What you should do
Reproduce each line exactly, including spacing and punctuation.

Given information
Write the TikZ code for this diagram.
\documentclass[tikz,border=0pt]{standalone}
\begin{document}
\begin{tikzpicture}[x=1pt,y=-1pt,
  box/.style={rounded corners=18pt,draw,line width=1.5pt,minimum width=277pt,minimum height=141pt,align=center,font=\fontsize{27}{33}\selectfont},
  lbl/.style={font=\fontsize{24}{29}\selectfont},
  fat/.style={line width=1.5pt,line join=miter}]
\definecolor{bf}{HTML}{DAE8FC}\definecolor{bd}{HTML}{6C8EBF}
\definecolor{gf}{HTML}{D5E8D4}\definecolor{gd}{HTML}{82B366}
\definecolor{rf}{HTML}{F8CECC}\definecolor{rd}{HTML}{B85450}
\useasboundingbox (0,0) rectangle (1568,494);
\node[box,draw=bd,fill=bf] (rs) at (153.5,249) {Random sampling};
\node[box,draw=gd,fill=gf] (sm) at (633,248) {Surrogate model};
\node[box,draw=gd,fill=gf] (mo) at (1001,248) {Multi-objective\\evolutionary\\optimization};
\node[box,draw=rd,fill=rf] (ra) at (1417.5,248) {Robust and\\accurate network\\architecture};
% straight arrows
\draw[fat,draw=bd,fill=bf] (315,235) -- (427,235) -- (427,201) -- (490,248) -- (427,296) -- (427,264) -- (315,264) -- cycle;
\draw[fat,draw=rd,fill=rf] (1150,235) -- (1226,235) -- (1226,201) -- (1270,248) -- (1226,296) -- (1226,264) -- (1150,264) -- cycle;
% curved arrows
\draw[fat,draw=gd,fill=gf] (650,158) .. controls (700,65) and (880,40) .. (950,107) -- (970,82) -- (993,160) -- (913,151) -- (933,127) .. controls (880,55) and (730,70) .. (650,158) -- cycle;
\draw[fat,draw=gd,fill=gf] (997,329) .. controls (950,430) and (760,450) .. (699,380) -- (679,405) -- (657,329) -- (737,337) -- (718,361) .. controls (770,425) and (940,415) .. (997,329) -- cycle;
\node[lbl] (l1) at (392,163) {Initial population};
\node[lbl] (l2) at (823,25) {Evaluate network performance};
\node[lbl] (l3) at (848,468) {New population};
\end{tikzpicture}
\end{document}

Answer
Write the TikZ code for this diagram.
\documentclass[tikz,border=0pt]{standalone}
\begin{document}
\begin{tikzpicture}[x=1pt,y=-1pt,
  box/.style={rounded corners=18pt,draw,line width=1.5pt,minimum width=277pt,minimum height=141pt,align=center,font=\fontsize{27}{33}\selectfont},
  lbl/.style={font=\fontsize{24}{29}\selectfont},
  fat/.style={line width=1.5pt,line join=miter}]
\definecolor{bf}{HTML}{DAE8FC}\definecolor{bd}{HTML}{6C8EBF}
\definecolor{gf}{HTML}{D5E8D4}\definecolor{gd}{HTML}{82B366}
\definecolor{rf}{HTML}{F8CECC}\definecolor{rd}{HTML}{B85450}
\useasboundingbox (0,0) rectangle (1568,494);
\node[box,draw=bd,fill=bf] (rs) at (153.5,249) {Random sampling};
\node[box,draw=gd,fill=gf] (sm) at (633,248) {Surrogate model};
\node[box,draw=gd,fill=gf] (mo) at (1001,248) {Multi-objective\\evolutionary\\optimization};
\node[box,draw=rd,fill=rf] (ra) at (1417.5,248) {Robust and\\accurate network\\architecture};
% straight arrows
\draw[fat,draw=bd,fill=bf] (315,235) -- (427,235) -- (427,201) -- (490,248) -- (427,296) -- (427,264) -- (315,264) -- cycle;
\draw[fat,draw=rd,fill=rf] (1150,235) -- (1226,235) -- (1226,201) -- (1270,248) -- (1226,296) -- (1226,264) -- (1150,264) -- cycle;
% curved arrows
\draw[fat,draw=gd,fill=gf] (650,158) .. controls (700,65) and (880,40) .. (950,107) -- (970,82) -- (993,160) -- (913,151) -- (933,127) .. controls (880,55) and (730,70) .. (650,158) -- cycle;
\draw[fat,draw=gd,fill=gf] (997,329) .. controls (950,430) and (760,450) .. (699,380) -- (679,405) -- (657,329) -- (737,337) -- (718,361) .. controls (770,425) and (940,415) .. (997,329) -- cycle;
\node[lbl] (l1) at (392,163) {Initial population};
\node[lbl] (l2) at (823,25) {Evaluate network performance};
\node[lbl] (l3) at (848,468) {New population};
\end{tikzpicture}
\end{document}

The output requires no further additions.